Desenho, grafite sobre papel canson. 2021

 

Embora a influência da cultura oriental estivesse presente de forma mais discreta em minhas composições anteriores, a partir de 2016, embarquei em uma pesquisa sobre a arte Zen budista, que passou a desempenhar um papel mais significativo em minha produção. Explorei questões como o vazio, o zen e a relação entre espaço e tempo. É difícil se enquadrar em apenas um estilo artístico. Me expresso por sensações e sentimentos, como isolamento, solidão e vazio, e as paisagens de pedras são uma forma de representar esses temas.

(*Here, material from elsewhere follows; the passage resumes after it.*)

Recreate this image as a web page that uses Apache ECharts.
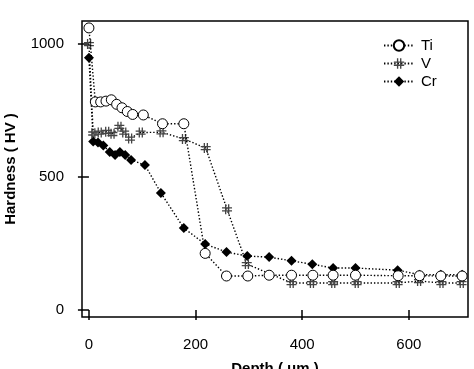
<!DOCTYPE html>
<html><head><meta charset="utf-8">
<script src="https://cdn.jsdelivr.net/npm/echarts@6/dist/echarts.min.js"></script>
<style>html,body{margin:0;padding:0;background:#fff}#c{width:474px;height:369px}</style>
</head><body><div id="c"></div>
<script>
const tiX = [0, 12, 22, 32, 42, 52, 62, 72, 82, 102, 138, 178, 218, 258, 298, 338, 380, 420, 458, 500, 580, 620, 660, 700];
const tiY = [1060, 782, 782, 785, 790, 773, 760, 746, 735, 733, 700, 700, 213, 128, 128, 131, 131, 131, 131, 131, 129, 129, 128, 128];
const vX = [0, 8, 20, 34, 44, 57, 66, 77, 97, 136, 178, 219, 259, 296, 380, 418, 458, 502, 579, 619, 661, 699];
const vY = [1000, 664, 667, 670, 662, 689, 667, 645, 667, 668, 643, 609, 379, 173, 102, 102, 102, 102, 102, 109, 102, 102];
const crX = [0, 8, 17, 27, 39, 49, 58, 68, 79, 105, 135, 178, 218, 258, 297, 338, 380, 419, 458, 500, 579, 620, 660, 700];
const crY = [948, 633, 630, 618, 594, 583, 594, 583, 564, 545, 440, 308, 248, 218, 203, 199, 185, 172, 158, 158, 150, 133, 133, 133];
const xTicks = [0, 200, 400, 600];
const yTicks = [0, 500, 1000];

const zip = (a, b) => a.map((v, i) => [v, b[i]]);
const hash = 'path://M3,0h1.3v10h-1.3z M6,0h1.3v10h-1.3z M0,3h10v1.3h-10z M0,6h10v1.3h-10z';
const font = '"Liberation Sans", Arial, sans-serif';
const dot = { color: '#000', width: 1.4, type: [1.4, 2] };
const plain = v => String(v);

const chart = echarts.init(document.getElementById('c'), null, { renderer: 'canvas' });
chart.setOption({
  animation: false,
  textStyle: { fontFamily: font },
  grid: { left: 82, top: 21, right: 6, bottom: 52, containLabel: false, outerBoundsMode: 'none',
    show: true, borderColor: '#000', borderWidth: 1.5, backgroundColor: 'transparent' },
  legend: {
    orient: 'vertical', left: 383, top: 38, padding: 0, itemGap: 3,
    itemWidth: 30, itemHeight: 13,
    textStyle: { fontSize: 15, color: '#000', fontFamily: font, padding: [0, 0, 0, 2] },
    data: ['Ti', 'V', 'Cr']
  },
  xAxis: {
    type: 'value', min: -13, max: 711,
    name: 'Depth ( μm )', nameLocation: 'middle', nameGap: 44,
    nameTextStyle: { fontSize: 15, fontWeight: 'bold', color: '#000', fontFamily: font },
    axisLine: { show: false },
    axisTick: { show: true, customValues: xTicks, length: 10, lineStyle: { color: '#000', width: 1.5 } },
    axisLabel: { customValues: xTicks, formatter: plain, fontSize: 15, color: '#000', margin: 20, fontFamily: font },
    splitLine: { show: false }
  },
  yAxis: {
    type: 'value', min: -26, max: 1086,
    name: 'Hardness ( HV )', nameLocation: 'middle', nameGap: 64, nameRotate: 90,
    nameTextStyle: { fontSize: 15, fontWeight: 'bold', color: '#000', fontFamily: font },
    axisLine: { show: false },
    axisTick: { show: true, customValues: yTicks, length: 11, lineStyle: { color: '#000', width: 1.5 } },
    axisLabel: { customValues: yTicks, formatter: plain, fontSize: 15, color: '#000', margin: 18, fontFamily: font },
    splitLine: { show: false }
  },
  series: [
    { name: 'Cr', type: 'line', data: zip(crX, crY), symbol: 'diamond', symbolSize: 10, z: 2,
      itemStyle: { color: '#000' }, lineStyle: dot },
    { name: 'V', type: 'line', data: zip(vX, vY), symbol: hash, symbolSize: 10, z: 3,
      itemStyle: { color: '#444' }, lineStyle: dot },
    { name: 'Ti', type: 'line', data: zip(tiX, tiY), symbol: 'circle', symbolSize: 10, z: 4,
      itemStyle: { color: '#fff', borderColor: '#000', borderWidth: 1 }, lineStyle: dot }
  ]
});
</script></body></html>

Nas obras permito que o espectador vá além da mera imagem pictórica, explorando diferentes camadas e significados.

 

Estou conquistando aos poucos. Espaço e reconhecimento. O momento mais marcante foi quando ganhei o Salão Paranaense logo após concluir os estudos na Escola de Belas Artes. Esse momento foi crucial para confirmar a minha decisão em seguir a carreira artística.

 

Óleo sobre tela, poliptico, 1,70 x 5,90m. Obra que foi exposta no MON, hoje faz parte do acervo. 

 

Outro momento importante foi a participação na co-curadoria e na exposição “Olhar Incomum – Japão Revisitado” em 2016, realizada no Museu Oscar Niemeyer (MON) em Curitiba. Essa experiência me proporcionou uma grande oportunidade de produção e colaboração com outros artistas, além de ter a chance de expor minhas obras em um museu de renome internacional. Me senti honrada em criar uma obra que estivesse à altura desse espaço cultural.

 

Um período significativo em minha carreira, foi quando lecionei desenho e pintura na UEPG e na UNESPAR/FAP. Essas experiências enriquecedoras permitiram ampliação da minha percepção artística e aprimoramento na capacidade de análise. Essa troca de conhecimentos e diferentes olhares contribuíram para meu crescimento como artista. 

 

A vida, a oportunidade de poder pintar e desenhar e poder expor em algum momento.